Your Santa Clarita Mexican Food Field Guide
- Look for Handmade Tortillas: This is one of the biggest signs of an authentic, quality-focused spot. If you see someone pressing fresh masa, you’re in for a treat. The flavor and texture are a world apart from store-bought.
- Explore the Salsa Bar: Don’t just stick to the mild pico de gallo. A great salsa bar is a playground of flavors. Try the smoky chipotle, the creamy avocado, and definitely the fiery habanero (use with caution!). It’s how you customize your meal to perfection.
- My Biggest Mistake (Don’t Repeat It!): For years, I avoided smaller, “hole-in-the-wall” places because they didn’t look polished. I was missing out on the best food in the valley! The most incredible dishes are often found in the most unassuming family-run spots. Never judge a taqueria by its facade.
- Don’t Skip the Aguas Frescas: These “fresh waters” are a staple. Skip the soda and try a Horchata (a creamy, cinnamon-infused rice milk drink) or a Jamaica (a tart, refreshing hibiscus tea). They are the perfect complement to spicy food.
- Order Beyond the Obvious: Once you’ve tried the classics, be adventurous! Ask about Pozole (a hearty hominy stew), Lengua (beef tongue, incredibly tender when cooked properly), or Mole (a complex, rich sauce with dozens of ingredients).
Frequently Asked Questions
What’s the one Mexican dish I absolutely must try in Santa Clarita?
While it’s tough to pick just one, I’d say the Tacos Al Pastor from a place with a real trompo. It’s a quintessential Central Mexican street food experience that the best spots in SCV have perfected.
Are there good vegetarian or vegan Mexican food options in SCV?
Absolutely. Look for dishes like mushroom or squash blossom tacos, bean and cheese burritos (ask for no lard in the beans), and cheese or potato enchiladas. Many places are now offering dedicated vegetarian options with things like soy chorizo or grilled vegetables.

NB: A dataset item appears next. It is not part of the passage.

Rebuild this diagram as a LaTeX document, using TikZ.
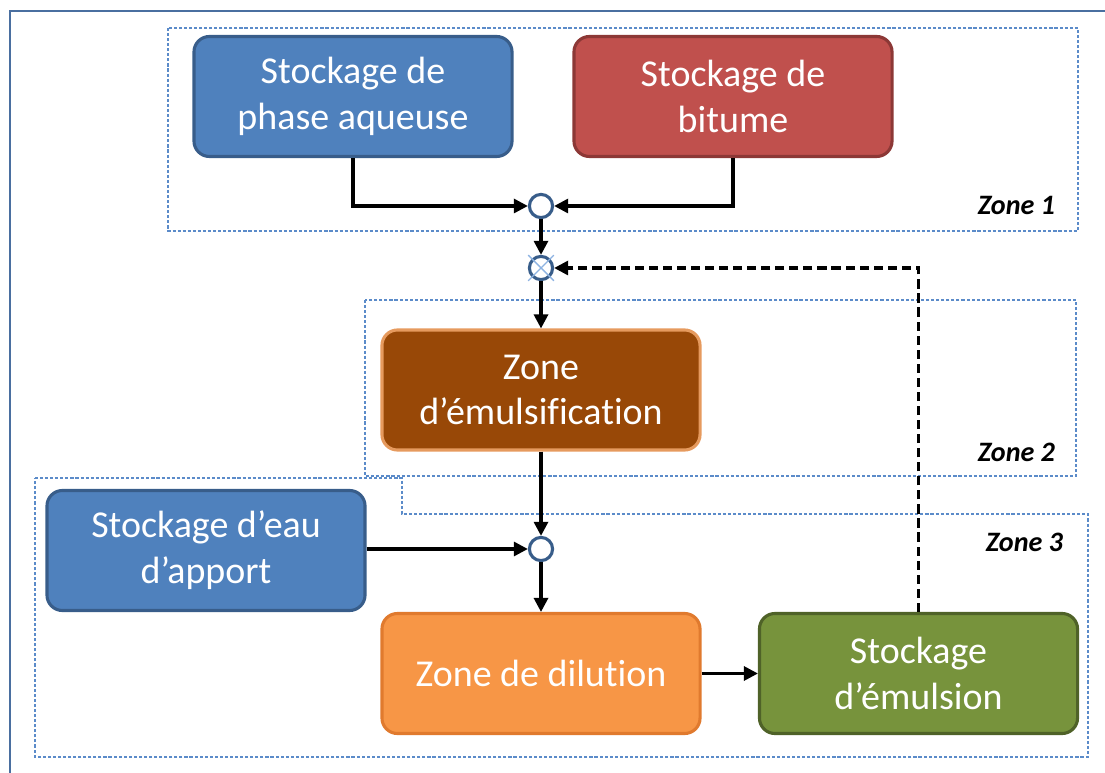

Is it better to go to a restaurant or a food truck for authentic Mexican food?
Both can be incredible. Food trucks often specialize in one or two things, like tacos or birria, and do them exceptionally well. Restaurants might offer a broader menu with more complex dishes like mole. The key isn’t the venue, but the quality of the ingredients and preparation.
What’s the difference between SoCal and ‘authentic’ Mexican food?
SoCal or “Cal-Mex” food often includes ingredients like cheddar cheese, ground beef, and large flour tortillas (think crunchy tacos and huge burritos). While delicious, it’s a regional style. More traditional Mexican cuisine focuses on regional specialties, corn tortillas, slow-cooked meats, and cheeses like queso fresco or Oaxaca.